* _Supplied data_:
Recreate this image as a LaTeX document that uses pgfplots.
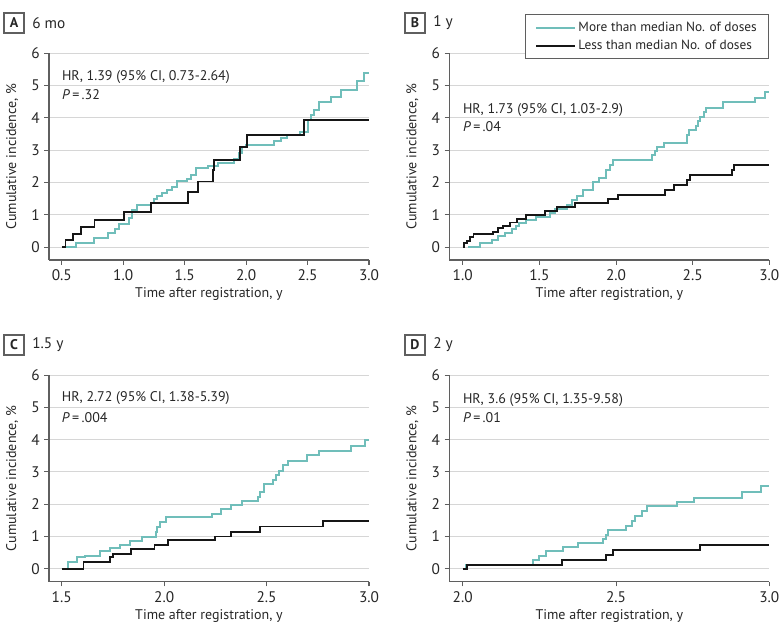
\documentclass[border=0pt]{standalone}
\usepackage{fontspec}
\setmainfont{PT Sans}
\usepackage{pgfplots}
\pgfplotsset{compat=1.18}

\definecolor{moreC}{RGB}{112,190,186}
\definecolor{lessC}{RGB}{22,22,22}
\definecolor{gridC}{RGB}{214,214,214}
\definecolor{axC}{RGB}{95,95,95}

\newcommand{\lblfont}{\fontsize{10.5}{12}\selectfont}
\newcommand{\tickfont}{\fontsize{11.5}{13}\selectfont}

\pgfplotsset{
  km/.style={
    scale only axis, width=240pt, height=155pt,
    ymin=-0.4, ymax=6, xmax=3.0,
    axis x line*=bottom, axis y line*=left,
    ytick={0,1,...,6},
    ymajorgrids, grid style={gridC, line width=0.8pt},
    axis line style={axC, line width=0.8pt},
    tick style={axC, line width=0.8pt},
    tick align=outside, major tick length=3.5pt,
    xticklabel style={/pgf/number format/fixed, /pgf/number format/fixed zerofill, /pgf/number format/precision=1},
    /pgf/number format/assume math mode=true,
    tick label style={font=\tickfont, text=black!85},
    label style={font=\lblfont, text=black!85},
    xlabel={Time after registration, y},
    ylabel={Cumulative incidence, \%},
    xlabel style={at={(axis description cs:0.5,-0.165)}, anchor=center},
    ylabel style={at={(axis description cs:-0.115,0.5)}, anchor=center},
    clip=false,
  },
  more/.style={const plot, no marks, color=moreC, line width=1.5pt},
  less/.style={const plot, no marks, color=lessC, line width=1.4pt},
}

\newcommand{\hr}[3]{%
  \node[anchor=west, font=\lblfont, text=black!85, inner sep=0pt] at (axis cs:#1,#2) {#3};}

\begin{document}
\begin{tikzpicture}
\useasboundingbox (0,0) rectangle (587.25pt,475.5pt);

% A: 6 mo
\begin{axis}[km, at={(36.75pt,280.5pt)}, anchor=south west,
  xmin=0.396, xtick={0.5,1.0,1.5,2.0,2.5,3.0}]
\addplot[more] coordinates {
(0.527,0) (0.617,0.12) (0.766,0.28) (0.88,0.43) (0.935,0.56) (0.962,0.72)
(1.044,0.90) (1.071,1.15) (1.112,1.31) (1.226,1.38) (1.247,1.48) (1.274,1.59)
(1.315,1.67) (1.356,1.77) (1.40,1.87) (1.438,2.06) (1.52,2.10) (1.55,2.24)
(1.59,2.44) (1.69,2.52) (1.77,2.60) (1.90,2.72) (1.94,2.91) (1.97,3.11)
(2.00,3.16) (2.225,3.27) (2.28,3.37) (2.335,3.47) (2.44,3.55) (2.50,3.94)
(2.53,4.10) (2.55,4.25) (2.59,4.50) (2.687,4.66) (2.77,4.87) (2.906,5.15)
(2.96,5.38) (3.0,5.38)};
\addplot[less] coordinates {
(0.5,0) (0.530,0.206) (0.590,0.41) (0.658,0.61) (0.766,0.845) (1.008,1.09)
(1.226,1.36) (1.525,1.70) (1.609,2.03) (1.729,2.39) (1.74,2.70) (1.949,3.11)
(2.009,3.47) (2.471,3.94) (3.0,3.94)};
\hr{0.5}{5.27}{HR, 1.39 (95\% CI, 0.73-2.64)}
\hr{0.5}{4.71}{\textit{P}\,=\,.32}
\end{axis}

% B: 1 y
\begin{axis}[km, at={(337pt,280.5pt)}, anchor=south west,
  xmin=0.9126, xtick={1.0,1.5,2.0,2.5,3.0},
  legend style={at={(axis description cs:1,1.19)}, anchor=north east,
    draw=axC, line width=0.8pt, font=\fontsize{10}{11.5}\selectfont, text=black!85,
    inner xsep=7pt, inner ysep=3.5pt, row sep=1pt},
  legend cell align=left,
  legend image code/.code={\draw[#1, line width=1.4pt] (0pt,0pt) -- (29pt,0pt);}]
\addplot[more] coordinates {
(1.037,0) (1.113,0.12) (1.19,0.23) (1.232,0.33) (1.276,0.45) (1.32,0.55)
(1.35,0.66) (1.37,0.75) (1.415,0.85) (1.48,0.93) (1.57,1.05) (1.60,1.18)
(1.678,1.29) (1.71,1.46) (1.743,1.58) (1.785,1.77) (1.848,2.00) (1.89,2.13)
(1.937,2.39) (1.96,2.55) (1.98,2.70) (2.233,2.85) (2.255,2.96) (2.27,3.09)
(2.315,3.22) (2.46,3.47) (2.475,3.63) (2.52,3.75) (2.535,3.89) (2.546,4.04)
(2.575,4.19) (2.59,4.30) (2.70,4.48) (2.907,4.61) (2.972,4.81) (3.0,4.81)};
\addlegendentry{More than median No. of doses}
\addplot[less] coordinates {
(1.0,0) (1.01,0.12) (1.03,0.20) (1.045,0.31) (1.07,0.40) (1.20,0.48)
(1.232,0.59) (1.265,0.66) (1.309,0.76) (1.356,0.87) (1.413,1.00) (1.537,1.13)
(1.613,1.24) (1.733,1.36) (1.95,1.48) (2.015,1.62) (2.32,1.77) (2.378,1.91)
(2.465,2.08) (2.48,2.22) (2.755,2.39) (2.77,2.55) (3.0,2.55)};
\addlegendentry{Less than median No. of doses}
\hr{1.0}{4.25}{HR, 1.73 (95\% CI, 1.03-2.9)}
\hr{1.0}{3.72}{\textit{P}\,=\,.04}
\end{axis}

% C: 1.5 y
\begin{axis}[km, at={(36.75pt,39.2pt)}, anchor=south west,
  xmin=1.4379, xtick={1.5,2.0,2.5,3.0}]
\addplot[more] coordinates {
(1.525,0) (1.533,0.21) (1.574,0.36) (1.614,0.41) (1.688,0.54) (1.737,0.64)
(1.786,0.74) (1.835,0.86) (1.892,0.98) (1.958,1.13) (1.966,1.29) (1.982,1.44)
(2.007,1.60) (2.235,1.70) (2.276,1.84) (2.325,1.98) (2.382,2.09) (2.459,2.22)
(2.469,2.37) (2.485,2.63) (2.529,2.76) (2.546,2.92) (2.562,3.04) (2.578,3.20)
(2.603,3.33) (2.698,3.51) (2.758,3.64) (2.913,3.81) (2.979,3.99) (3.0,3.99)};
\addplot[less] coordinates {
(1.5,0) (1.606,0.21) (1.734,0.36) (1.75,0.46) (1.84,0.62) (1.953,0.74)
(2.018,0.88) (2.25,1.00) (2.325,1.15) (2.469,1.31) (2.775,1.49) (3.0,1.49)};
\hr{1.5}{5.29}{HR, 2.72 (95\% CI, 1.38-5.39)}
\hr{1.5}{4.69}{\textit{P}\,=\,.004}
\end{axis}

% D: 2 y
\begin{axis}[km, at={(337pt,39.2pt)}, anchor=south west,
  xmin=1.9563, xtick={2.0,2.5,3.0}]
\addplot[more] coordinates {
(2.008,0) (2.011,0.13) (2.23,0.26) (2.25,0.39) (2.272,0.54) (2.328,0.67)
(2.377,0.79) (2.459,0.93) (2.467,1.06) (2.475,1.21) (2.533,1.34) (2.551,1.49)
(2.562,1.62) (2.586,1.80) (2.602,1.93) (2.698,2.06) (2.754,2.20) (2.91,2.37)
(2.972,2.56) (3.0,2.56)};
\addplot[less] coordinates {
(2.0,0) (2.015,0.13) (2.323,0.28) (2.467,0.44) (2.489,0.59) (2.774,0.75)
(3.0,0.75)};
\hr{2.0}{5.22}{HR, 3.6 (95\% CI, 1.35-9.58)}
\hr{2.0}{4.69}{\textit{P}\,=\,.01}
\end{axis}

% panel tags
\tikzset{tag/.style={draw=axC, line width=0.8pt, minimum size=15pt, inner sep=0pt,
  font=\lblfont\bfseries, text=black!85}}
\node[tag] at (10.5pt,458.25pt) {A};
\node[anchor=west, font=\tickfont, text=black!85, inner sep=0pt] at (24pt,458.25pt) {6 mo};
\node[tag] at (311.25pt,458.25pt) {B};
\node[anchor=west, font=\tickfont, text=black!85, inner sep=0pt] at (324.75pt,458.25pt) {1 y};
\node[tag] at (10.5pt,216.75pt) {C};
\node[anchor=west, font=\tickfont, text=black!85, inner sep=0pt] at (24pt,216.75pt) {1.5 y};
\node[tag] at (311.25pt,216.75pt) {D};
\node[anchor=west, font=\tickfont, text=black!85, inner sep=0pt] at (324.75pt,216.75pt) {2 y};
\end{tikzpicture}
\end{document}
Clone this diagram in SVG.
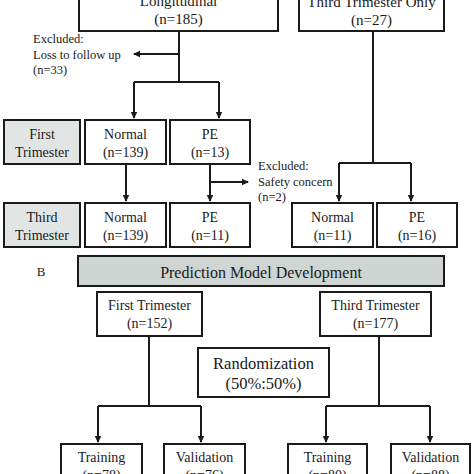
<svg xmlns="http://www.w3.org/2000/svg" width="474" height="474" viewBox="0 0 474 474">
<style>
text{font-family:"Liberation Serif","Times New Roman",serif;fill:#1a1a1a}
.t{font-size:14px;text-anchor:middle}
.s{font-size:12.5px}
.b{fill:#fff;stroke:#1a1a1a;stroke-width:2}
.g{fill:#e1e5e4;stroke:#1a1a1a;stroke-width:2}
.ln{fill:none;stroke:#1a1a1a;stroke-width:2}
</style>
<defs>
<marker id="ah" markerWidth="8" markerHeight="8" refX="6" refY="4" orient="auto" markerUnits="userSpaceOnUse">
<path d="M0,0.8 L7,4 L0,7.2 Z" fill="#1a1a1a"/>
</marker>
</defs>
<rect width="474" height="474" fill="#fff"/>
<g id="connectors">
<path class="ln" d="M179,31 V82"/>
<path class="ln" d="M179,54 H134" marker-end="url(#ah)"/>
<path class="ln" d="M134,82 H219"/>
<path class="ln" d="M134,82 V118" marker-end="url(#ah)"/>
<path class="ln" d="M219,82 V118" marker-end="url(#ah)"/>
<path class="ln" d="M126,165 V201" marker-end="url(#ah)"/>
<path class="ln" d="M210,165 V201" marker-end="url(#ah)"/>
<path class="ln" d="M210,182 H248" marker-end="url(#ah)"/>
<path class="ln" d="M373,32 V163"/>
<path class="ln" d="M339,163 H411"/>
<path class="ln" d="M339,163 V201" marker-end="url(#ah)"/>
<path class="ln" d="M411,163 V201" marker-end="url(#ah)"/>
<path class="ln" d="M149,337 V406"/>
<path class="ln" d="M98,406 H201"/>
<path class="ln" d="M98,406 V442" marker-end="url(#ah)"/>
<path class="ln" d="M201,406 V442" marker-end="url(#ah)"/>
<path class="ln" d="M379,337 V406"/>
<path class="ln" d="M326,406 H430"/>
<path class="ln" d="M326,406 V442" marker-end="url(#ah)"/>
<path class="ln" d="M430,406 V442" marker-end="url(#ah)"/>
</g>
<g id="longitudinal">
<rect class="b" x="79" y="-20" width="199" height="51"/>
<text class="t" x="178.5" y="6" style="font-size:15px">Longitudinal</text>
<text class="t" x="178.5" y="24" style="font-size:15px">(n=185)</text>
</g>
<g id="third-only">
<rect class="b" x="299" y="-20" width="145" height="51"/>
<text class="t" x="371.5" y="7" style="font-size:15px">Third Trimester Only</text>
<text class="t" x="371.5" y="25" style="font-size:15px">(n=27)</text>
</g>
<g id="excluded-loss">
<text class="s" x="33" y="43">Excluded:</text>
<text class="s" x="33" y="58.5">Loss to follow up</text>
<text class="s" x="33" y="74">(n=33)</text>
</g>
<g id="first-label">
<rect class="g" x="4" y="120" width="76" height="44"/>
<text class="t" x="42" y="139">First</text>
<text class="t" x="42" y="157">Trimester</text>
</g>
<g id="first-normal">
<rect class="b" x="85" y="120" width="81" height="44"/>
<text class="t" x="125.5" y="139">Normal</text>
<text class="t" x="125.5" y="157">(n=139)</text>
</g>
<g id="first-pe">
<rect class="b" x="170" y="120" width="80" height="44"/>
<text class="t" x="210" y="139">PE</text>
<text class="t" x="210" y="157">(n=13)</text>
</g>
<g id="excluded-safety">
<text class="s" x="258" y="170">Excluded:</text>
<text class="s" x="258" y="185.5">Safety concern</text>
<text class="s" x="258" y="201">(n=2)</text>
</g>
<g id="third-label">
<rect class="g" x="4" y="203" width="76" height="44"/>
<text class="t" x="42" y="222">Third</text>
<text class="t" x="42" y="240">Trimester</text>
</g>
<g id="third-normal">
<rect class="b" x="85" y="203" width="81" height="44"/>
<text class="t" x="125.5" y="222">Normal</text>
<text class="t" x="125.5" y="240">(n=139)</text>
</g>
<g id="third-pe">
<rect class="b" x="170" y="203" width="80" height="44"/>
<text class="t" x="210" y="222">PE</text>
<text class="t" x="210" y="240">(n=11)</text>
</g>
<g id="only-normal">
<rect class="b" x="292" y="203" width="81" height="44"/>
<text class="t" x="332.5" y="222">Normal</text>
<text class="t" x="332.5" y="240">(n=11)</text>
</g>
<g id="only-pe">
<rect class="b" x="377" y="203" width="80" height="44"/>
<text class="t" x="417" y="222">PE</text>
<text class="t" x="417" y="240">(n=16)</text>
</g>
<g id="label-b">
<text x="41" y="276" style="font-size:13px;text-anchor:middle">B</text>
</g>
<g id="banner">
<rect x="78" y="256" width="366" height="30" fill="#cfd5d3" stroke="#1a1a1a" stroke-width="2"/>
<text class="t" x="261" y="277.5" style="font-size:16px">Prediction Model Development</text>
</g>
<g id="b-first">
<rect class="b" x="97" y="292" width="105" height="44"/>
<text class="t" x="149.5" y="310">First Trimester</text>
<text class="t" x="149.5" y="328">(n=152)</text>
</g>
<g id="b-third">
<rect class="b" x="320" y="292" width="111" height="44"/>
<text class="t" x="375.5" y="310">Third Trimester</text>
<text class="t" x="375.5" y="328">(n=177)</text>
</g>
<g id="randomization">
<rect class="b" x="198" y="348" width="131" height="49"/>
<text class="t" x="263.5" y="369" style="font-size:16.5px">Randomization</text>
<text class="t" x="263.5" y="389" style="font-size:16.5px">(50%:50%)</text>
</g>
<g id="b-first-training">
<rect class="b" x="61" y="444" width="81" height="50"/>
<text class="t" x="101.5" y="462">Training</text>
<text class="t" x="101.5" y="480">(n=78)</text>
</g>
<g id="b-first-validation">
<rect class="b" x="164" y="444" width="81" height="50"/>
<text class="t" x="204.5" y="462">Validation</text>
<text class="t" x="204.5" y="480">(n=76)</text>
</g>
<g id="b-third-training">
<rect class="b" x="288" y="444" width="79" height="50"/>
<text class="t" x="327.5" y="462">Training</text>
<text class="t" x="327.5" y="480">(n=80)</text>
</g>
<g id="b-third-validation">
<rect class="b" x="391" y="444" width="79" height="50"/>
<text class="t" x="430.5" y="462">Validation</text>
<text class="t" x="430.5" y="480">(n=88)</text>
</g>
</svg>
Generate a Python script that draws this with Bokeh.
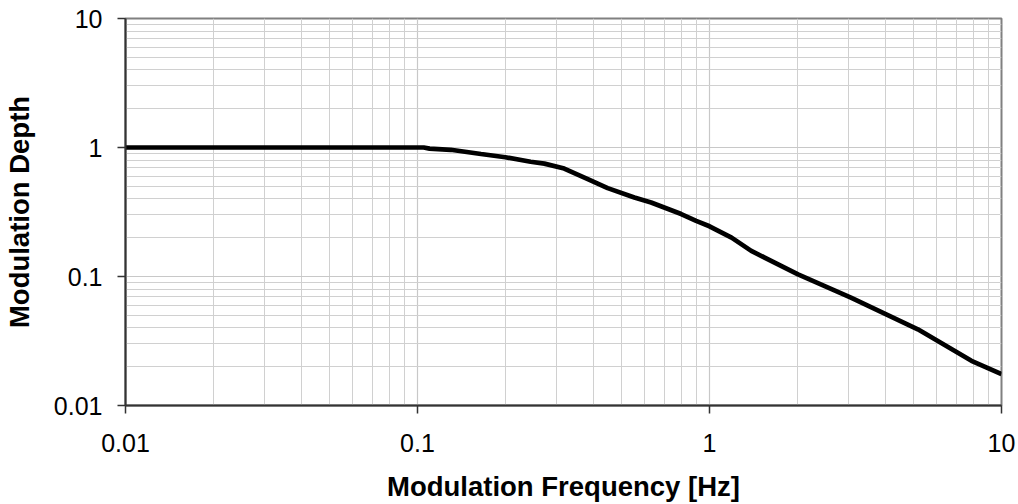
from bokeh.plotting import figure
from bokeh.models import FixedTicker, Range1d
from bokeh.embed import file_html
from bokeh.resources import INLINE

# Data
freq_hz = [0.01, 0.02, 0.05, 0.1, 0.105, 0.11, 0.13, 0.165, 0.2, 0.244, 0.272,
           0.318, 0.383, 0.448, 0.553, 0.631, 0.8, 0.9, 1.0, 1.19, 1.39, 2.01,
           3.05, 5.17, 7.89, 10.0]
mod_depth = [1.0, 1.0, 1.0, 1.0, 1.0, 0.98, 0.96, 0.89, 0.84, 0.775, 0.75,
             0.687, 0.569, 0.484, 0.41, 0.375, 0.305, 0.27, 0.245, 0.2, 0.158,
             0.104, 0.0687, 0.039, 0.0222, 0.0175]

major_ticks = [0.01, 0.1, 1, 10]
tick_labels = ["0.01", "0.1", "1", "10"]
minor_ticks = [m * d for d in [0.01, 0.1, 1] for m in range(2, 10)]

W, H = 1018, 504
p = figure(width=W, height=H, x_axis_type="log", y_axis_type="log",
           x_range=Range1d(0.01, 10), y_range=Range1d(0.01, 10),
           output_backend="svg", toolbar_location=None,
           min_border_left=125, min_border_right=17, min_border_top=18,
           min_border_bottom=99)
p.background_fill_color = "white"
p.border_fill_color = "white"
p.outline_line_color = "#808080"
p.outline_line_width = 2

for ax in (p.xaxis[0], p.yaxis[0]):
    ax.ticker = FixedTicker(ticks=major_ticks, minor_ticks=minor_ticks)
    ax.major_label_overrides = {t: l for t, l in zip(major_ticks, tick_labels)}
    ax.major_label_text_font = "Liberation Sans"
    ax.major_label_text_font_size = "25px"
    ax.major_label_text_color = "black"
    ax.axis_label_text_font = "Liberation Sans"
    ax.axis_label_text_font_size = "27.5px"
    ax.axis_label_text_font_style = "bold"
    ax.axis_label_text_color = "black"
    ax.axis_line_color = "#333333"
    ax.axis_line_width = 2
    ax.major_tick_line_color = "#333333"
    ax.major_tick_line_width = 1.5
    ax.major_tick_out = 8
    ax.major_tick_in = 0
    ax.minor_tick_line_color = None

p.xaxis.axis_label = "Modulation Frequency [Hz]"
p.yaxis.axis_label = "Modulation Depth"
p.xaxis.major_label_standoff = 20
p.yaxis.major_label_standoff = 15
p.xaxis.axis_label_standoff = 16
p.yaxis.axis_label_standoff = 16

for g in (p.xgrid[0], p.ygrid[0]):
    g.grid_line_color = "#c8c8c8"
    g.grid_line_width = 1.2
    g.minor_grid_line_color = "#d0d0d0"
    g.minor_grid_line_width = 1

p.line(freq_hz, mod_depth, line_color="black", line_width=4.7)

open("out.html", "w").write(file_html(p, INLINE))
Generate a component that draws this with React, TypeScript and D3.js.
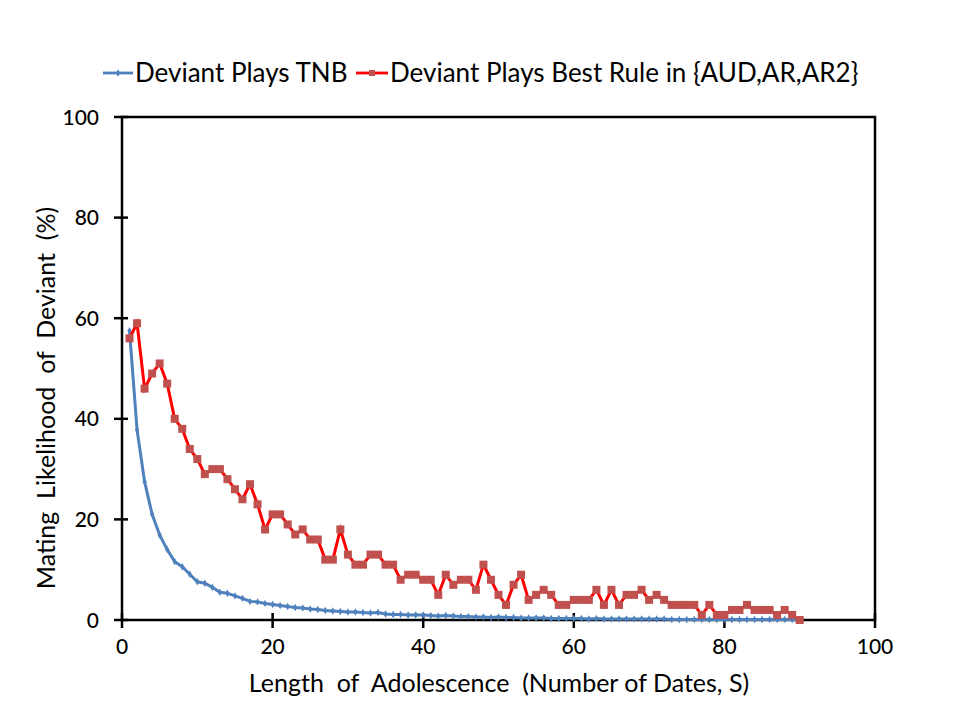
import React from 'react';
import * as d3 from 'd3';

// length of adolescence, 1..90 dates
const dates = d3.range(1, 91);

const tnb = [
  57.5, 37.8, 27.5, 21, 16.9, 14, 11.6, 10.6, 9.1, 7.6,
  7.3, 6.5, 5.5, 5.3, 4.8, 4.3, 3.7, 3.6, 3.3, 3.1,
  2.9, 2.7, 2.5, 2.4, 2.2, 2.1, 1.9, 1.8, 1.7, 1.6,
  1.6, 1.5, 1.4, 1.5, 1.2, 1.1, 1.1, 1.0, 1.0, 1.0,
  0.9, 0.8, 0.9, 0.8, 0.7, 0.7, 0.6, 0.6, 0.5, 0.6,
  0.5, 0.5, 0.4, 0.4, 0.4, 0.4, 0.3, 0.3, 0.3, 0.3,
  0.3, 0.2, 0.3, 0.2, 0.2, 0.2, 0.2, 0.2, 0.2, 0.2,
  0.2, 0.2, 0.1, 0.1, 0.1, 0.1, 0.1, 0.1, 0.1, 0.1,
  0.1, 0.1, 0.1, 0.1, 0.1, 0.1, 0.1, 0.1, 0.1, 0.0,
];

const bestRule = [
  56, 59, 46, 49, 51, 47, 40, 38, 34, 32,
  29, 30, 30, 28, 26, 24, 27, 23, 18, 21,
  21, 19, 17, 18, 16, 16, 12, 12, 18, 13,
  11, 11, 13, 13, 11, 11, 8, 9, 9, 8,
  8, 5, 9, 7, 8, 8, 6, 11, 8, 5,
  3, 7, 9, 4, 5, 6, 5, 3, 3, 4,
  4, 4, 6, 3, 6, 3, 5, 5, 6, 4,
  5, 4, 3, 3, 3, 3, 1, 3, 1, 1,
  2, 2, 3, 2, 2, 2, 1, 2, 1, 0,
];

const xTicks = [0, 20, 40, 60, 80, 100];
const yTicks = [0, 20, 40, 60, 80, 100];

const seriesNames = ['Deviant Plays TNB', 'Deviant Plays Best Rule in {AUD,AR,AR2}'];
const xTitle = 'Length  of  Adolescence  (Number of Dates, S)';
const yTitle = 'Mating  Likelihood  of  Deviant  (%)';

const font = 'Lato, "Open Sans", sans-serif';

export default function App() {
  const W = 960, H = 720;
  const left = 122, right = 875, top = 117, bottom = 620;

  const x = d3.scaleLinear().domain([0, 100]).range([left, right]);
  const y = d3.scaleLinear().domain([0, 100]).range([bottom, top]);

  const line = d3.line<number>()
    .x((d, i) => x(dates[i]))
    .y(d => y(d));

  const blue = '#4f81bd';
  const red = '#ff0000';
  const redMark = '#c0504d';
  const diamond = d3.symbol(d3.symbolDiamond, 16)()!;

  return (
    <svg width={W} height={H} style={{ display: 'block', margin: -8 }}>
      <rect width={W} height={H} fill="#fff" />

      {/* legend */}
      <g fontFamily={font} fontSize={26} fill="#000">
        <line x1={103} x2={133} y1={73} y2={73} stroke={blue} strokeWidth={2.8} />
        <path d={diamond} transform="translate(118,73)" fill={blue} />
        <text x={135} y={82}>{seriesNames[0]}</text>
        <line x1={356} x2={388} y1={73} y2={73} stroke={red} strokeWidth={2.8} />
        <rect x={369} y={70} width={6} height={6} fill={redMark} />
        <text x={390} y={82}>{seriesNames[1]}</text>
      </g>

      {/* frame */}
      <rect x={left} y={top} width={right - left} height={bottom - top}
        fill="none" stroke="#000" strokeWidth={2.5} />

      {/* ticks */}
      <g fontFamily={font} fontSize={21} fontWeight={500} fill="#000">
        {yTicks.map(t => (
          <g key={'y' + t}>
            <line x1={left - 8} x2={left + 6} y1={y(t)} y2={y(t)} stroke="#000" strokeWidth={2.5} />
            <text x={99} y={y(t) + 7.5} textAnchor="end">{t}</text>
          </g>
        ))}
        {xTicks.map(t => (
          <g key={'x' + t}>
            <line x1={x(t)} x2={x(t)} y1={bottom - 7} y2={bottom + 8} stroke="#000" strokeWidth={2.5} />
            <text x={x(t)} y={654} textAnchor="middle">{t}</text>
          </g>
        ))}
      </g>

      {/* series */}
      <path d={line(tnb)!} fill="none" stroke={blue} strokeWidth={3} />
      {tnb.map((v, i) => (
        <path key={'b' + i} d={diamond}
          transform={`translate(${x(dates[i])},${y(v)})`} fill={blue} />
      ))}
      <path d={line(bestRule)!} fill="none" stroke={red} strokeWidth={3} />
      {bestRule.map((v, i) => (
        <rect key={'r' + i} x={x(dates[i]) - 4} y={y(v) - 4} width={8} height={8} fill={redMark} />
      ))}

      {/* axis titles */}
      <text x={499} y={692} textAnchor="middle" fontFamily={font} fontSize={25}
        style={{ whiteSpace: 'pre' }}>
        {xTitle}
      </text>
      <text transform="translate(55,398) rotate(-90)" textAnchor="middle"
        fontFamily={font} fontSize={25} style={{ whiteSpace: 'pre' }}>
        {yTitle}
      </text>
    </svg>
  );
}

* _Written instruction_: Starting at the first line of the material, output exactly the lines up to and including the one with "(0,0) rectangle (587.25pt,475.5pt);". Do not include the pictures.

* _Solved problem_:
Recreate this image as a LaTeX document that uses pgfplots.
\documentclass[border=0pt]{standalone}
\usepackage{fontspec}
\setmainfont{PT Sans}
\usepackage{pgfplots}
\pgfplotsset{compat=1.18}

\definecolor{moreC}{RGB}{112,190,186}
\definecolor{lessC}{RGB}{22,22,22}
\definecolor{gridC}{RGB}{214,214,214}
\definecolor{axC}{RGB}{95,95,95}

\newcommand{\lblfont}{\fontsize{10.5}{12}\selectfont}
\newcommand{\tickfont}{\fontsize{11.5}{13}\selectfont}

\pgfplotsset{
  km/.style={
    scale only axis, width=240pt, height=155pt,
    ymin=-0.4, ymax=6, xmax=3.0,
    axis x line*=bottom, axis y line*=left,
    ytick={0,1,...,6},
    ymajorgrids, grid style={gridC, line width=0.8pt},
    axis line style={axC, line width=0.8pt},
    tick style={axC, line width=0.8pt},
    tick align=outside, major tick length=3.5pt,
    xticklabel style={/pgf/number format/fixed, /pgf/number format/fixed zerofill, /pgf/number format/precision=1},
    /pgf/number format/assume math mode=true,
    tick label style={font=\tickfont, text=black!85},
    label style={font=\lblfont, text=black!85},
    xlabel={Time after registration, y},
    ylabel={Cumulative incidence, \%},
    xlabel style={at={(axis description cs:0.5,-0.165)}, anchor=center},
    ylabel style={at={(axis description cs:-0.115,0.5)}, anchor=center},
    clip=false,
  },
  more/.style={const plot, no marks, color=moreC, line width=1.5pt},
  less/.style={const plot, no marks, color=lessC, line width=1.4pt},
}

\newcommand{\hr}[3]{%
  \node[anchor=west, font=\lblfont, text=black!85, inner sep=0pt] at (axis cs:#1,#2) {#3};}

\begin{document}
\begin{tikzpicture}
\useasboundingbox (0,0) rectangle (587.25pt,475.5pt);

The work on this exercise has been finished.